-- Goal --
Please write out the lines of the data exactly, beginning with the first and ending with the line containing "p1_pop_t1_a = [345, 469, 441]"; leave the pictures behind.

** Start of Information shown **

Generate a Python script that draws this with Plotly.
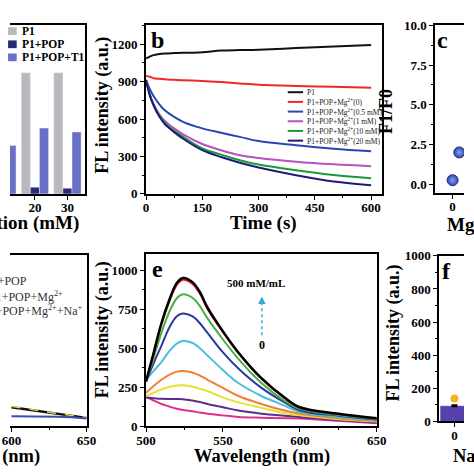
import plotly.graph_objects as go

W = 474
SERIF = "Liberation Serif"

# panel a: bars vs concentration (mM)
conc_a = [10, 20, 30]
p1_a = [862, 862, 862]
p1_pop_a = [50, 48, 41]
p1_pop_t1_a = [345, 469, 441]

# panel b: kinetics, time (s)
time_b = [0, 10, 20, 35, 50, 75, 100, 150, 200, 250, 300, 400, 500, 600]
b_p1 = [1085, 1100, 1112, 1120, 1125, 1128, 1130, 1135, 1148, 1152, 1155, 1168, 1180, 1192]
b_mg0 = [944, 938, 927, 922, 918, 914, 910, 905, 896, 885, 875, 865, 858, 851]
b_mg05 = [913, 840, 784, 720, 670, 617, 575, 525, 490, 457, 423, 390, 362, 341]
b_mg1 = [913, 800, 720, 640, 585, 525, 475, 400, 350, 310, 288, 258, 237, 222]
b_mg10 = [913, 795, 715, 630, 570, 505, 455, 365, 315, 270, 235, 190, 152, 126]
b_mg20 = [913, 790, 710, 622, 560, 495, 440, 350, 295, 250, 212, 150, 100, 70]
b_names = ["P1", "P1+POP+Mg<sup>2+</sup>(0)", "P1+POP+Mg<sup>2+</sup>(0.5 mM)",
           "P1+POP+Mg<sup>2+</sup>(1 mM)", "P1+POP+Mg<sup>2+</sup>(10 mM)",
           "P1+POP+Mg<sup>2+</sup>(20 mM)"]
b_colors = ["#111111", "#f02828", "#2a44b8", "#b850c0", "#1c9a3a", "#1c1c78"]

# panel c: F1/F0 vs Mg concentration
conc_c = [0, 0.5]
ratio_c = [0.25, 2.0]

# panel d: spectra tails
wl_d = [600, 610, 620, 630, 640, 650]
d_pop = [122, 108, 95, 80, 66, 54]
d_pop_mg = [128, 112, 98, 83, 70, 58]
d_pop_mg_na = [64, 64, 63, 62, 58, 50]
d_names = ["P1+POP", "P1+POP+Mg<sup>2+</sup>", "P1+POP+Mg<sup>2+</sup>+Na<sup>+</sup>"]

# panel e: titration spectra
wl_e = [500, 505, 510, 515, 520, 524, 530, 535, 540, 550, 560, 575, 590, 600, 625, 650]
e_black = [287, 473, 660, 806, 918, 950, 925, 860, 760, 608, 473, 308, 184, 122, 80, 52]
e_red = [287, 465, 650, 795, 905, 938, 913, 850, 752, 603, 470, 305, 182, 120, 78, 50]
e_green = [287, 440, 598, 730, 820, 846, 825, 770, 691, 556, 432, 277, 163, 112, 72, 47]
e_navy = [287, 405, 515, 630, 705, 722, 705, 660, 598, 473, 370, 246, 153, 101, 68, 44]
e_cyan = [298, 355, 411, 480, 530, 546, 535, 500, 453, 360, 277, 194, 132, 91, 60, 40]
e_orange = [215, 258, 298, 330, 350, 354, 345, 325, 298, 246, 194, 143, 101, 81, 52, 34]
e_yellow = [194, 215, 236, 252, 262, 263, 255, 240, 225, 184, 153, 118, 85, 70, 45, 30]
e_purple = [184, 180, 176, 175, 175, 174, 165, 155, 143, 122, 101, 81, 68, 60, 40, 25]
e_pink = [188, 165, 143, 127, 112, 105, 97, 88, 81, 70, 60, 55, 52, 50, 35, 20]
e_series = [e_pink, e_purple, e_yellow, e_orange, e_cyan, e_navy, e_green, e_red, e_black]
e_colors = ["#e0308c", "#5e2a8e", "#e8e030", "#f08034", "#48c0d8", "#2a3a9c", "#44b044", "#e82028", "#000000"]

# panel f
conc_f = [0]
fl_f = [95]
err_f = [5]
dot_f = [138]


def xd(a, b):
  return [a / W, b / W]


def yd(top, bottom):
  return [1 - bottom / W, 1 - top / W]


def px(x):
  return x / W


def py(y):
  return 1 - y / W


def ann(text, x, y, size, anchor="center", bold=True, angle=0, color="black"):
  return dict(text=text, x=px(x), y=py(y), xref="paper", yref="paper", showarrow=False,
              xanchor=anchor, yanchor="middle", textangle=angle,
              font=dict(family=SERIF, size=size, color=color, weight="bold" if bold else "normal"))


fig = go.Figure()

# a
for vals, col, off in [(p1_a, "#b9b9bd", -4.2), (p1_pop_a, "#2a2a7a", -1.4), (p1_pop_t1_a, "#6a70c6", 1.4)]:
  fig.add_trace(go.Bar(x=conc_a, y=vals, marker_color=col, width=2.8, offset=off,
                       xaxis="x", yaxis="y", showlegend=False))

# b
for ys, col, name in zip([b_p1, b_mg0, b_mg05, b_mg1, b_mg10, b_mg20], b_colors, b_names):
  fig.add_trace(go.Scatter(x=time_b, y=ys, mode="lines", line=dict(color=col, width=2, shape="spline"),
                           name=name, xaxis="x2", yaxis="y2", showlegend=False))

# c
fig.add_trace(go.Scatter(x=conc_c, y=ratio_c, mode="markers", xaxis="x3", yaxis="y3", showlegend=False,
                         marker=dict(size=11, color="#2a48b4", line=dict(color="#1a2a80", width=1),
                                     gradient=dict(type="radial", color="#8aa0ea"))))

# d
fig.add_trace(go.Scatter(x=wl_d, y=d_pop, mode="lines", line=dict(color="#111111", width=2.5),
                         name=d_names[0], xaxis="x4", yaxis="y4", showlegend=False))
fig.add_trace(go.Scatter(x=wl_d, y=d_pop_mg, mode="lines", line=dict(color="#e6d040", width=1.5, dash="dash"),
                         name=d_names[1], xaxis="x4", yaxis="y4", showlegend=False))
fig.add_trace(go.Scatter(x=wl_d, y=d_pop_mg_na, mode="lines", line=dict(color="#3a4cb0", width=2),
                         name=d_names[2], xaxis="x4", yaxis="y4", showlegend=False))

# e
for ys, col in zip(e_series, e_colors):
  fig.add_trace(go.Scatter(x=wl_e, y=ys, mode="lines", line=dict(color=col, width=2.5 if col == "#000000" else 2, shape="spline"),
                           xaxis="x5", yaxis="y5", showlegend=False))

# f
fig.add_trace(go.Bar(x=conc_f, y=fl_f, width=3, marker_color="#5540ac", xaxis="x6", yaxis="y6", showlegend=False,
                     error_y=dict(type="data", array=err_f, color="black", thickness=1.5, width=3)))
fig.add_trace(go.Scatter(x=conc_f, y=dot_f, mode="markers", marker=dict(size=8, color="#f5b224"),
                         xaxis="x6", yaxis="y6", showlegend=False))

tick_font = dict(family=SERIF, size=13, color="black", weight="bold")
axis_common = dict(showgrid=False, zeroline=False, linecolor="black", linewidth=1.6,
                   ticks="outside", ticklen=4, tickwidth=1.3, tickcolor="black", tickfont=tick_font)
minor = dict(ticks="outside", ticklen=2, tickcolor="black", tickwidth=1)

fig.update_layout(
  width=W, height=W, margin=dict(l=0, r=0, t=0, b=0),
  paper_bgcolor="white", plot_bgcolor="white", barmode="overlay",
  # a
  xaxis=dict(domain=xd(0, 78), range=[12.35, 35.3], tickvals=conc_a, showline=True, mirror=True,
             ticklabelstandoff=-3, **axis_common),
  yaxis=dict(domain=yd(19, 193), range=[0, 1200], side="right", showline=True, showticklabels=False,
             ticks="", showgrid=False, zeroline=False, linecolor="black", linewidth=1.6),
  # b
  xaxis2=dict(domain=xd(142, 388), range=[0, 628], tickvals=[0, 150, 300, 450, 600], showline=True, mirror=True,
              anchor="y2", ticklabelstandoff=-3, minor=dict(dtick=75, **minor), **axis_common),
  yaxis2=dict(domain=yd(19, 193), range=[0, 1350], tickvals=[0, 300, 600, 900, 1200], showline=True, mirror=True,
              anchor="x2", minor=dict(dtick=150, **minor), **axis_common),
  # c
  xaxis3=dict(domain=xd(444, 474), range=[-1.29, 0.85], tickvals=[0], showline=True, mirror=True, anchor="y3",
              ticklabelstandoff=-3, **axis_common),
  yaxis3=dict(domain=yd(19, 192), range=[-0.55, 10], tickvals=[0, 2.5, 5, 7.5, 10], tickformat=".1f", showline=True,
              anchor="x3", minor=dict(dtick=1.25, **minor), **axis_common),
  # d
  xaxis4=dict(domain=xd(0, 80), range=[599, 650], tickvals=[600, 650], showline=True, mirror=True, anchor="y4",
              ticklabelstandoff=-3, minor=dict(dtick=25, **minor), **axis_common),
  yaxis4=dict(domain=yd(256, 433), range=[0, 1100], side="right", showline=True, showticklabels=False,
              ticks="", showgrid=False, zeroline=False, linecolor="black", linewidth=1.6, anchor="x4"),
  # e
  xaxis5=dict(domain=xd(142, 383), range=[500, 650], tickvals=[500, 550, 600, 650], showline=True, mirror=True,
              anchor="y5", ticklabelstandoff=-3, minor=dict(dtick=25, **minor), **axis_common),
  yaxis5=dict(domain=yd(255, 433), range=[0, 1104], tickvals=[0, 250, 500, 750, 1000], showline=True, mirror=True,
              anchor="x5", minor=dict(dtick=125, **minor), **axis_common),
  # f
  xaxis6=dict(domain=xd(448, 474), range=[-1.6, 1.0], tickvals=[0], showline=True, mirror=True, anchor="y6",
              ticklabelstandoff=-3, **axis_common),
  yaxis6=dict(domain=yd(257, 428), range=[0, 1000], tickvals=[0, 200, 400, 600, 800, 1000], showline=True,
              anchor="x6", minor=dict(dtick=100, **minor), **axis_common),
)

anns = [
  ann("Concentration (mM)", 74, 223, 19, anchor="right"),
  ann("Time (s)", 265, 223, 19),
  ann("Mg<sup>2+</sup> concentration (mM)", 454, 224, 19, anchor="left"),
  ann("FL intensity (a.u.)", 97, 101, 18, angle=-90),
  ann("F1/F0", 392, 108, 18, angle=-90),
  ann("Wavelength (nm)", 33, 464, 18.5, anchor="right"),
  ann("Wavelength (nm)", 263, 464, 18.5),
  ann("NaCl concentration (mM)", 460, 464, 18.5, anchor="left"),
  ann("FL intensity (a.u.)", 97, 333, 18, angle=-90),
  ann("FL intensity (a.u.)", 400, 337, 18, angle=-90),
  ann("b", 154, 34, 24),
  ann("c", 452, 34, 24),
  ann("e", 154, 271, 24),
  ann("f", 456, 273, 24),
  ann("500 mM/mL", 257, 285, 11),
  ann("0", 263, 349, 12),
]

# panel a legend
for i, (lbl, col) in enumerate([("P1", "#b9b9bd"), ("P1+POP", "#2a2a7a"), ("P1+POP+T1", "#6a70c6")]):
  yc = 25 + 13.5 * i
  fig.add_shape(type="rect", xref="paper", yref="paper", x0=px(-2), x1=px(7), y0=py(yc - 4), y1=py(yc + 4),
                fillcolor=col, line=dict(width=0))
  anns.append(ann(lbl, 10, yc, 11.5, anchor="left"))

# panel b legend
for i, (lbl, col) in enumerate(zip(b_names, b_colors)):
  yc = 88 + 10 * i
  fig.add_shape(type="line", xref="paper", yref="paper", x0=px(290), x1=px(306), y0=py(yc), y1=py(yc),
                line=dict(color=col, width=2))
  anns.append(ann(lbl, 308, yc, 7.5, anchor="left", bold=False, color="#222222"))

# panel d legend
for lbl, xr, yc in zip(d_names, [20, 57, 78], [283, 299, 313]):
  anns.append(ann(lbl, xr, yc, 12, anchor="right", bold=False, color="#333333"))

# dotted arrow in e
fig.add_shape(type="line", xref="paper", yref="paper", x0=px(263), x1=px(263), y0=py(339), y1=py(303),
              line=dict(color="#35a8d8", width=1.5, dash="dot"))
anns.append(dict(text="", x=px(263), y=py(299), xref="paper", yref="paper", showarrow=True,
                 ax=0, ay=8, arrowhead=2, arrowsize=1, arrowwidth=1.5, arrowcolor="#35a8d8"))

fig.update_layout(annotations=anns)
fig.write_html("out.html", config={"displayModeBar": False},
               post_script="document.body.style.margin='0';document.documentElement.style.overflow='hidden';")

** End of Information shown **

-- Expected output --
Generate a Python script that draws this with Plotly.
import plotly.graph_objects as go

W = 474
SERIF = "Liberation Serif"

# panel a: bars vs concentration (mM)
conc_a = [10, 20, 30]
p1_a = [862, 862, 862]
p1_pop_a = [50, 48, 41]
p1_pop_t1_a = [345, 469, 441]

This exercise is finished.